**WHAT THE EXERCISE ASKS**
The data below is to be returned in full and exactly.
## BEGIN ENTRIES PROVIDED
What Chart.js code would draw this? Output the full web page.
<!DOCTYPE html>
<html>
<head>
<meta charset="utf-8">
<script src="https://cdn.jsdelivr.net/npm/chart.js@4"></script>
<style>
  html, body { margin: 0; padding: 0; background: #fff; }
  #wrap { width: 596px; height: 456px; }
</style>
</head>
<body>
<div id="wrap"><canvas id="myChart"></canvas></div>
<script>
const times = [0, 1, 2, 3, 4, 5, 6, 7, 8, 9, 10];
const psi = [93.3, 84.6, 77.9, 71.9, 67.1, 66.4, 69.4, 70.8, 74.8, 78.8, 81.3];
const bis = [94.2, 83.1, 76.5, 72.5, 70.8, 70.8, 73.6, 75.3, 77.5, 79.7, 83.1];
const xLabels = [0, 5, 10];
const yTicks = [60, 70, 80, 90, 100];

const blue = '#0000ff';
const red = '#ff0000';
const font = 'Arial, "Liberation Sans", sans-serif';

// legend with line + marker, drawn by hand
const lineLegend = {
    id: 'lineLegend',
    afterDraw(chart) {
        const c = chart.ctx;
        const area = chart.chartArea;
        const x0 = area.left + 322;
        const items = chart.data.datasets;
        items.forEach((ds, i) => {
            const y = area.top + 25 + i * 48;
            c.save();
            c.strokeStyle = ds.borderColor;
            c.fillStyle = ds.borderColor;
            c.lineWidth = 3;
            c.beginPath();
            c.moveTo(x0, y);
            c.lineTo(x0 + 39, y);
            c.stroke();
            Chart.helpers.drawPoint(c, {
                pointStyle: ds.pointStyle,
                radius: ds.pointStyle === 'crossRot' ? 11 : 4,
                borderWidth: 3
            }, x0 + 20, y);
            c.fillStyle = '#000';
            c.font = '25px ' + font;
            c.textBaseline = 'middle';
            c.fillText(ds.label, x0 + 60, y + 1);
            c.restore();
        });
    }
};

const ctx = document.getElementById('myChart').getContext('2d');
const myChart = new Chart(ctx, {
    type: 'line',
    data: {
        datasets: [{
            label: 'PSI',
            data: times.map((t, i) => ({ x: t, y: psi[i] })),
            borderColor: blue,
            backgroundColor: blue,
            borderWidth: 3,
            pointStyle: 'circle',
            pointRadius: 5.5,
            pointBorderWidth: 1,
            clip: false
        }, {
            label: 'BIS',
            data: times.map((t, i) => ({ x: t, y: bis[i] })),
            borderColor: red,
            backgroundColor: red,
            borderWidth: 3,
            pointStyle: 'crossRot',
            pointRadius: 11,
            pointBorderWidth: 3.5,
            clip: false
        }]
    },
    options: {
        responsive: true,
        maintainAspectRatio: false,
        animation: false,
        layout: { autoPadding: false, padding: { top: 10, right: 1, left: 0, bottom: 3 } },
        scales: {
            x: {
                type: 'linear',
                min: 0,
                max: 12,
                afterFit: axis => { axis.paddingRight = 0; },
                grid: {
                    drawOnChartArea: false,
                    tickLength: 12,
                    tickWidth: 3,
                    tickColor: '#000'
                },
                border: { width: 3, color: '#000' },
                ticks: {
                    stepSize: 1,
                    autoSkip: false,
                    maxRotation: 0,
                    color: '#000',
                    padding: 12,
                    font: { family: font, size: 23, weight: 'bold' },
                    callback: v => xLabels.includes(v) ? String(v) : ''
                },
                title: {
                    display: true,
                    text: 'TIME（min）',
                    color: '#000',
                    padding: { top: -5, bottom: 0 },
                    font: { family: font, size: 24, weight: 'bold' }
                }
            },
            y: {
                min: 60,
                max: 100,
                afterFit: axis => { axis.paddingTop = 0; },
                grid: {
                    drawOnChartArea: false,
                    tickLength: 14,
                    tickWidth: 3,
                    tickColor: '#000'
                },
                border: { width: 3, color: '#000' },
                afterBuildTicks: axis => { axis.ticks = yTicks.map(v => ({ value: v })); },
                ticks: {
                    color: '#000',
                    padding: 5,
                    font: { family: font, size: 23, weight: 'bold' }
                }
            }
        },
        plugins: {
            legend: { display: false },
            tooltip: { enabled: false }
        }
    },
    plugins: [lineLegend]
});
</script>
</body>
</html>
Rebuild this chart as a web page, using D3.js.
## END ENTRIES PROVIDED
**CORRECT ANSWER**
What Chart.js code would draw this? Output the full web page.
<!DOCTYPE html>
<html>
<head>
<meta charset="utf-8">
<script src="https://cdn.jsdelivr.net/npm/chart.js@4"></script>
<style>
  html, body { margin: 0; padding: 0; background: #fff; }
  #wrap { width: 596px; height: 456px; }
</style>
</head>
<body>
<div id="wrap"><canvas id="myChart"></canvas></div>
<script>
const times = [0, 1, 2, 3, 4, 5, 6, 7, 8, 9, 10];
const psi = [93.3, 84.6, 77.9, 71.9, 67.1, 66.4, 69.4, 70.8, 74.8, 78.8, 81.3];
const bis = [94.2, 83.1, 76.5, 72.5, 70.8, 70.8, 73.6, 75.3, 77.5, 79.7, 83.1];
const xLabels = [0, 5, 10];
const yTicks = [60, 70, 80, 90, 100];

const blue = '#0000ff';
const red = '#ff0000';
const font = 'Arial, "Liberation Sans", sans-serif';

// legend with line + marker, drawn by hand
const lineLegend = {
    id: 'lineLegend',
    afterDraw(chart) {
        const c = chart.ctx;
        const area = chart.chartArea;
        const x0 = area.left + 322;
        const items = chart.data.datasets;
        items.forEach((ds, i) => {
            const y = area.top + 25 + i * 48;
            c.save();
            c.strokeStyle = ds.borderColor;
            c.fillStyle = ds.borderColor;
            c.lineWidth = 3;
            c.beginPath();
            c.moveTo(x0, y);
            c.lineTo(x0 + 39, y);
            c.stroke();
            Chart.helpers.drawPoint(c, {
                pointStyle: ds.pointStyle,
                radius: ds.pointStyle === 'crossRot' ? 11 : 4,
                borderWidth: 3
            }, x0 + 20, y);
            c.fillStyle = '#000';
            c.font = '25px ' + font;
            c.textBaseline = 'middle';
            c.fillText(ds.label, x0 + 60, y + 1);
            c.restore();
        });
    }
};

const ctx = document.getElementById('myChart').getContext('2d');
const myChart = new Chart(ctx, {
    type: 'line',
    data: {
        datasets: [{
            label: 'PSI',
            data: times.map((t, i) => ({ x: t, y: psi[i] })),
            borderColor: blue,
            backgroundColor: blue,
            borderWidth: 3,
            pointStyle: 'circle',
            pointRadius: 5.5,
            pointBorderWidth: 1,
            clip: false
        }, {
            label: 'BIS',
            data: times.map((t, i) => ({ x: t, y: bis[i] })),
            borderColor: red,
            backgroundColor: red,
            borderWidth: 3,
            pointStyle: 'crossRot',
            pointRadius: 11,
            pointBorderWidth: 3.5,
            clip: false
        }]
    },
    options: {
        responsive: true,
        maintainAspectRatio: false,
        animation: false,
        layout: { autoPadding: false, padding: { top: 10, right: 1, left: 0, bottom: 3 } },
        scales: {
            x: {
                type: 'linear',
                min: 0,
                max: 12,
                afterFit: axis => { axis.paddingRight = 0; },
                grid: {
                    drawOnChartArea: false,
                    tickLength: 12,
                    tickWidth: 3,
                    tickColor: '#000'
                },
                border: { width: 3, color: '#000' },
                ticks: {
                    stepSize: 1,
                    autoSkip: false,
                    maxRotation: 0,
                    color: '#000',
                    padding: 12,
                    font: { family: font, size: 23, weight: 'bold' },
                    callback: v => xLabels.includes(v) ? String(v) : ''
                },
                title: {
                    display: true,
                    text: 'TIME（min）',
                    color: '#000',
                    padding: { top: -5, bottom: 0 },
                    font: { family: font, size: 24, weight: 'bold' }
                }
            },
            y: {
                min: 60,
                max: 100,
                afterFit: axis => { axis.paddingTop = 0; },
                grid: {
                    drawOnChartArea: false,
                    tickLength: 14,
                    tickWidth: 3,
                    tickColor: '#000'
                },
                border: { width: 3, color: '#000' },
                afterBuildTicks: axis => { axis.ticks = yTicks.map(v => ({ value: v })); },
                ticks: {
                    color: '#000',
                    padding: 5,
                    font: { family: font, size: 23, weight: 'bold' }
                }
            }
        },
        plugins: {
            legend: { display: false },
            tooltip: { enabled: false }
        }
    },
    plugins: [lineLegend]
});
</script>
</body>
</html>
Rebuild this chart as a web page, using D3.js.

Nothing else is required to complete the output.